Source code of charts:
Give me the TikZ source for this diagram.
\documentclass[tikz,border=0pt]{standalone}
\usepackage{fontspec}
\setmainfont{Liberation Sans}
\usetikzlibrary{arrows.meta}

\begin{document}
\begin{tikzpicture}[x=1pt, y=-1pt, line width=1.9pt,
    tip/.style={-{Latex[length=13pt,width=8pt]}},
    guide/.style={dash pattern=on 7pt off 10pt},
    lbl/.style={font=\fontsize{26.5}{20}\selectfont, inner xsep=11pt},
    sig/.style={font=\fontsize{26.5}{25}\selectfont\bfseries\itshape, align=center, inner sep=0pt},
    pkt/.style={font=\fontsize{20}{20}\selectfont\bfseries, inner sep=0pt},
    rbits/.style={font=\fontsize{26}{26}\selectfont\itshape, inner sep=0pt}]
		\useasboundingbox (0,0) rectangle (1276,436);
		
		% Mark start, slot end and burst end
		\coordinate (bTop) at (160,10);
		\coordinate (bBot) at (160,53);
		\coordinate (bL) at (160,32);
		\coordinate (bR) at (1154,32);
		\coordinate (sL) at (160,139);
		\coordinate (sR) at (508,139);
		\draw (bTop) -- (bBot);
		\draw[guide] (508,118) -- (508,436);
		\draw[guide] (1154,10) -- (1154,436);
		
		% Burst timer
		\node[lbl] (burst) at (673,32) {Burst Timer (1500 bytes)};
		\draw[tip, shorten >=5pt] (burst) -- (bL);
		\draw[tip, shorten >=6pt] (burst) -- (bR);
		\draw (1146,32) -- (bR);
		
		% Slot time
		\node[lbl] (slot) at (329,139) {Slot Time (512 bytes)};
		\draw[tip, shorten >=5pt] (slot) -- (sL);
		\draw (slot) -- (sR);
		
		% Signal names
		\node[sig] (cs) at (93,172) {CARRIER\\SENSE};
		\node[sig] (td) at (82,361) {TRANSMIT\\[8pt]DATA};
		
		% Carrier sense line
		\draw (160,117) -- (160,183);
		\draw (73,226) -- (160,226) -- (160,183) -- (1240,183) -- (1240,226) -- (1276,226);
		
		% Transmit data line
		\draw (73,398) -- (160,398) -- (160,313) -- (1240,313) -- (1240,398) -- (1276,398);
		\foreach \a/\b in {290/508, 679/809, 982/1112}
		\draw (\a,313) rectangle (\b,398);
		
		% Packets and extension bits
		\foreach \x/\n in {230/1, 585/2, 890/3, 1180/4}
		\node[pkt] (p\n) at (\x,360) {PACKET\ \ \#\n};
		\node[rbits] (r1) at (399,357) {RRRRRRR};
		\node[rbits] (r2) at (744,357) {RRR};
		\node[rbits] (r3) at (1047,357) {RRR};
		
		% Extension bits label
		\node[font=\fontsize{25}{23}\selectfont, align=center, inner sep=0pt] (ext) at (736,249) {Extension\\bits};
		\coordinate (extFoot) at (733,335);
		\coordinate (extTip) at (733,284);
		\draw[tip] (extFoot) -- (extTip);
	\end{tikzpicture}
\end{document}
==
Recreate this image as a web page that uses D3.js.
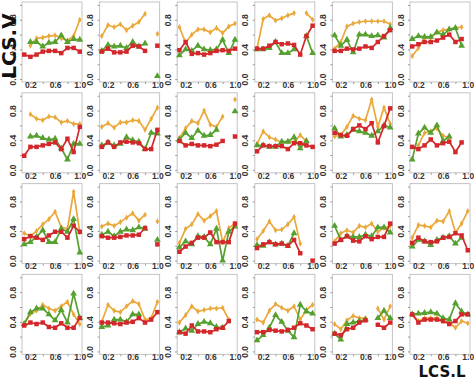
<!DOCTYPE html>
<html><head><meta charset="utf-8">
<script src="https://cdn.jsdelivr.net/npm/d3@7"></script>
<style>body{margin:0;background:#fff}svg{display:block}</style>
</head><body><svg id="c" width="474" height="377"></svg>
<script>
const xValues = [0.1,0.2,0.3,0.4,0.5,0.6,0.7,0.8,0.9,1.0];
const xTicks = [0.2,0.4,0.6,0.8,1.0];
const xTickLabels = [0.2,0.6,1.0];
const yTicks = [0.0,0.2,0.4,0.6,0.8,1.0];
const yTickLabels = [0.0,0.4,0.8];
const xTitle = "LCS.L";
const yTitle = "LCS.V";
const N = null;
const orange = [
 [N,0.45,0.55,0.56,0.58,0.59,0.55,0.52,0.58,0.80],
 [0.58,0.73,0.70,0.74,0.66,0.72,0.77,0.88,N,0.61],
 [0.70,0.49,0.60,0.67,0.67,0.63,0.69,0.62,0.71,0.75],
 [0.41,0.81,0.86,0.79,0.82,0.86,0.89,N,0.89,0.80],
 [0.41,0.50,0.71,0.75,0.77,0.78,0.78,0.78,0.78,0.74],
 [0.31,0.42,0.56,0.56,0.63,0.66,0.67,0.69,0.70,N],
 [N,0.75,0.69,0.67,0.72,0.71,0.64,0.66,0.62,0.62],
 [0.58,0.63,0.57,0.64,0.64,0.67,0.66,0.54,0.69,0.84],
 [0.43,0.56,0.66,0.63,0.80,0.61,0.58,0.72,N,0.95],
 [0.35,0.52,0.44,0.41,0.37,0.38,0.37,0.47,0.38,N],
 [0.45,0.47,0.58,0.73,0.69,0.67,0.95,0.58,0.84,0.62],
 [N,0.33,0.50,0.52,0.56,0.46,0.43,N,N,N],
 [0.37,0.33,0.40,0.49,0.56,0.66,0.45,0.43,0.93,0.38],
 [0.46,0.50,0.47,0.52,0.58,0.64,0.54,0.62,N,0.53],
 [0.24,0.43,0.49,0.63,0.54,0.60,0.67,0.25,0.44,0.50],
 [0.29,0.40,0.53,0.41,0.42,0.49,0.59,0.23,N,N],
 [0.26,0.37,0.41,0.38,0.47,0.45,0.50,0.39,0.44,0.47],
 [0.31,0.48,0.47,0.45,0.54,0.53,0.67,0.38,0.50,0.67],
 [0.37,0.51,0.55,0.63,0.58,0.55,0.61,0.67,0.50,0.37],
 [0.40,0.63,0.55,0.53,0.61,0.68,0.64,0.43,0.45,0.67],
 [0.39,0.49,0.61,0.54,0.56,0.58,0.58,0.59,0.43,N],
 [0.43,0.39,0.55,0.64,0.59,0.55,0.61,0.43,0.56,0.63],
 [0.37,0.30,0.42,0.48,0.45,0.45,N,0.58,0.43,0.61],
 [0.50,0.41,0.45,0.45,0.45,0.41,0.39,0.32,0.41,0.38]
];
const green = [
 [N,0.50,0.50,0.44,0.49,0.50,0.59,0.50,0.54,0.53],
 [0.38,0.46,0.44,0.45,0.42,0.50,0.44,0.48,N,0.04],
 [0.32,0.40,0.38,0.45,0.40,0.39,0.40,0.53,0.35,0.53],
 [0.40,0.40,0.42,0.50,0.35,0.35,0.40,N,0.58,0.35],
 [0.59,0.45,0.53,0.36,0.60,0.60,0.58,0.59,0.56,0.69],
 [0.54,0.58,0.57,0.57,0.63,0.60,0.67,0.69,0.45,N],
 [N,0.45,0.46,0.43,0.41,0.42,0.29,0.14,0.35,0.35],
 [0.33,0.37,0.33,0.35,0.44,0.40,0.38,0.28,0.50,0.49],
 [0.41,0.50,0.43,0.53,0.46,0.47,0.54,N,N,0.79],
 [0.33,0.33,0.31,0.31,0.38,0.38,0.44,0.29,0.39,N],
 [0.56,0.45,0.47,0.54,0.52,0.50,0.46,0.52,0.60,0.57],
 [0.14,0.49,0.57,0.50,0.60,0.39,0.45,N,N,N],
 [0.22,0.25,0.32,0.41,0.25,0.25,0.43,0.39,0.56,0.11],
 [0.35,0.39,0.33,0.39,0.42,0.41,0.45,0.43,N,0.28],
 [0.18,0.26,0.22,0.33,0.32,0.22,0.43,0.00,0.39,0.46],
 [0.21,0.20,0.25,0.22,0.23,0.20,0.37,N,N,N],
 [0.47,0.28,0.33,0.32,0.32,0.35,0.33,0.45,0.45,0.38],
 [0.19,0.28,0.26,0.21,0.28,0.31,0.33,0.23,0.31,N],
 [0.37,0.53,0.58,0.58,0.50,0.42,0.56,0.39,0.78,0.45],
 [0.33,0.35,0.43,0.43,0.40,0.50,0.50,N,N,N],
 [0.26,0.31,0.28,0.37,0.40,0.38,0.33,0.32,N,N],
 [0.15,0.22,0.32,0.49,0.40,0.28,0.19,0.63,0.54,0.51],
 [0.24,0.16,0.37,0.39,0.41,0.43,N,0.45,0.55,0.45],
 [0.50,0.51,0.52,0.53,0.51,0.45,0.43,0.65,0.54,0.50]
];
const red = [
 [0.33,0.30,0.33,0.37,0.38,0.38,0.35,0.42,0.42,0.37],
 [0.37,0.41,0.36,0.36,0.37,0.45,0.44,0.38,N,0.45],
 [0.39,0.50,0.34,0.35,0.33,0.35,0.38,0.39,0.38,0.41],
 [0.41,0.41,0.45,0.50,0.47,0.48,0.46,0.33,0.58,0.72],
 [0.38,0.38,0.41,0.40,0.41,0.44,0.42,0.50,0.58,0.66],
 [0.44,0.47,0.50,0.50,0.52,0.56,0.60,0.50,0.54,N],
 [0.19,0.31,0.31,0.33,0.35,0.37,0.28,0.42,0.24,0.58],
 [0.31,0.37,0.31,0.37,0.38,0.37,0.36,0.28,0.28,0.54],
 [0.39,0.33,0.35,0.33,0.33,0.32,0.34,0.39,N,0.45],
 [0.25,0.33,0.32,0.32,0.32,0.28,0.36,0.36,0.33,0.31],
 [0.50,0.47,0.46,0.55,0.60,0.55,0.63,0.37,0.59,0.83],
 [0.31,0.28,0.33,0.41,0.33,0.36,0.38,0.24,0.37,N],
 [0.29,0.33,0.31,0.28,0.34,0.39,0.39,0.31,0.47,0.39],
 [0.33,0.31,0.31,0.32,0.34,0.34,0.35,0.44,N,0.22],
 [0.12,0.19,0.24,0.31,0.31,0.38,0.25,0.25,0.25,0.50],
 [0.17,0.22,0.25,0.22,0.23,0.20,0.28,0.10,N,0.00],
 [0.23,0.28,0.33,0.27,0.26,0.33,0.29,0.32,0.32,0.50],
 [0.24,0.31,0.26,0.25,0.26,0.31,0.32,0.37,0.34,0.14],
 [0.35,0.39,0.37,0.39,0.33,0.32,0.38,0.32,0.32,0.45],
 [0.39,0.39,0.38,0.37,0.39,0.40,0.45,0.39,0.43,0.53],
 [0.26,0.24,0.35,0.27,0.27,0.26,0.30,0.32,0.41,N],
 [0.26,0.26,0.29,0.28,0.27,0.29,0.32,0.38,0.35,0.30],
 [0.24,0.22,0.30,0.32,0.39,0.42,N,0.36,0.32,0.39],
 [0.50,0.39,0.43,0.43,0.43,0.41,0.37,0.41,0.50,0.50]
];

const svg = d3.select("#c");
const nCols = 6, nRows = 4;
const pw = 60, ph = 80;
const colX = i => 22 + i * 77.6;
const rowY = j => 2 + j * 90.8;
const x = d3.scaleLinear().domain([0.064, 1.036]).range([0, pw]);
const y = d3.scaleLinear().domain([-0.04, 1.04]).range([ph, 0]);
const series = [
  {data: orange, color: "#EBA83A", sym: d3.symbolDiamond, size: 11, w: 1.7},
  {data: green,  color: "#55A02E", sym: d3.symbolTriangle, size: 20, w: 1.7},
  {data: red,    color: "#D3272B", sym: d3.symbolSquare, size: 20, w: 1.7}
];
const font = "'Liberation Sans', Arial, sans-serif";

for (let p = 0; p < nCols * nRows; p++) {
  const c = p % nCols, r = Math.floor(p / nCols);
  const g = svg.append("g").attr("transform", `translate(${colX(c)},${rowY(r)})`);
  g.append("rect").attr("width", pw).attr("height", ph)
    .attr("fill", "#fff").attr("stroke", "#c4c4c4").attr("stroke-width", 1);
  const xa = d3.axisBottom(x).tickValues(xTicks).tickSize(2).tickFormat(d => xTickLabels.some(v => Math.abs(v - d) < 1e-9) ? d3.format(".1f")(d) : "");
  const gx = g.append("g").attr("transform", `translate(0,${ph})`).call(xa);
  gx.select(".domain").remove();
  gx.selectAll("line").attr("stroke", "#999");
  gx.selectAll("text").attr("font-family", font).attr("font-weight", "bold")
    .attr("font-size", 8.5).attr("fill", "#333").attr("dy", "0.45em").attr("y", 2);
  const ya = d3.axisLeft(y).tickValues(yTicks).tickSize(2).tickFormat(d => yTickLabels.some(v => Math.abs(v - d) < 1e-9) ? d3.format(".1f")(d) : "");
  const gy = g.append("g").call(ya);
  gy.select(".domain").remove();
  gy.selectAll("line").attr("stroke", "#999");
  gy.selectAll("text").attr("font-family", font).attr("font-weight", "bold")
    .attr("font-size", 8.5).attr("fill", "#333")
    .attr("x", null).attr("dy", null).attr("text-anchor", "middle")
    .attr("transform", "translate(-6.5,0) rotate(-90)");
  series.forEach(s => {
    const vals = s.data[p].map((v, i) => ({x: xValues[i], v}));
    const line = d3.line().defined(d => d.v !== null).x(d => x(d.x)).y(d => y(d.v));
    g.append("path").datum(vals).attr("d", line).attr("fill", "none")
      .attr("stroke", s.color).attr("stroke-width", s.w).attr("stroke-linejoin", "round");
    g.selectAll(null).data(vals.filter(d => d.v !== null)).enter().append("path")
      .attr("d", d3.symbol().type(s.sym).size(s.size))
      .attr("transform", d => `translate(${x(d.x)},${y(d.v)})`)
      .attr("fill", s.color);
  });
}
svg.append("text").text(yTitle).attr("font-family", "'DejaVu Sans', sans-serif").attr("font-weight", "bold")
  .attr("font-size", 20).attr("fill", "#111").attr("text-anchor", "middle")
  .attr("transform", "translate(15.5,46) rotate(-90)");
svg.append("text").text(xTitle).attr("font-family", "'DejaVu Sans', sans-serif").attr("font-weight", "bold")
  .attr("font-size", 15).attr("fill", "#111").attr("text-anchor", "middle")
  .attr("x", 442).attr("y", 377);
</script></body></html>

**TASK INSTRUCTIONS:**
From the records above, retype only the lines starting at the line that contains "Give me the TikZ source for this diagram." and ending at the line that contains "(\a,313) rectangle (\b,398);", both included.

**ANSWER TO THIS PROBLEM:**
Give me the TikZ source for this diagram.
\documentclass[tikz,border=0pt]{standalone}
\usepackage{fontspec}
\setmainfont{Liberation Sans}
\usetikzlibrary{arrows.meta}

\begin{document}
\begin{tikzpicture}[x=1pt, y=-1pt, line width=1.9pt,
    tip/.style={-{Latex[length=13pt,width=8pt]}},
    guide/.style={dash pattern=on 7pt off 10pt},
    lbl/.style={font=\fontsize{26.5}{20}\selectfont, inner xsep=11pt},
    sig/.style={font=\fontsize{26.5}{25}\selectfont\bfseries\itshape, align=center, inner sep=0pt},
    pkt/.style={font=\fontsize{20}{20}\selectfont\bfseries, inner sep=0pt},
    rbits/.style={font=\fontsize{26}{26}\selectfont\itshape, inner sep=0pt}]
		\useasboundingbox (0,0) rectangle (1276,436);
		
		% Mark start, slot end and burst end
		\coordinate (bTop) at (160,10);
		\coordinate (bBot) at (160,53);
		\coordinate (bL) at (160,32);
		\coordinate (bR) at (1154,32);
		\coordinate (sL) at (160,139);
		\coordinate (sR) at (508,139);
		\draw (bTop) -- (bBot);
		\draw[guide] (508,118) -- (508,436);
		\draw[guide] (1154,10) -- (1154,436);
		
		% Burst timer
		\node[lbl] (burst) at (673,32) {Burst Timer (1500 bytes)};
		\draw[tip, shorten >=5pt] (burst) -- (bL);
		\draw[tip, shorten >=6pt] (burst) -- (bR);
		\draw (1146,32) -- (bR);
		
		% Slot time
		\node[lbl] (slot) at (329,139) {Slot Time (512 bytes)};
		\draw[tip, shorten >=5pt] (slot) -- (sL);
		\draw (slot) -- (sR);
		
		% Signal names
		\node[sig] (cs) at (93,172) {CARRIER\\SENSE};
		\node[sig] (td) at (82,361) {TRANSMIT\\[8pt]DATA};
		
		% Carrier sense line
		\draw (160,117) -- (160,183);
		\draw (73,226) -- (160,226) -- (160,183) -- (1240,183) -- (1240,226) -- (1276,226);
		
		% Transmit data line
		\draw (73,398) -- (160,398) -- (160,313) -- (1240,313) -- (1240,398) -- (1276,398);
		\foreach \a/\b in {290/508, 679/809, 982/1112}
		\draw (\a,313) rectangle (\b,398);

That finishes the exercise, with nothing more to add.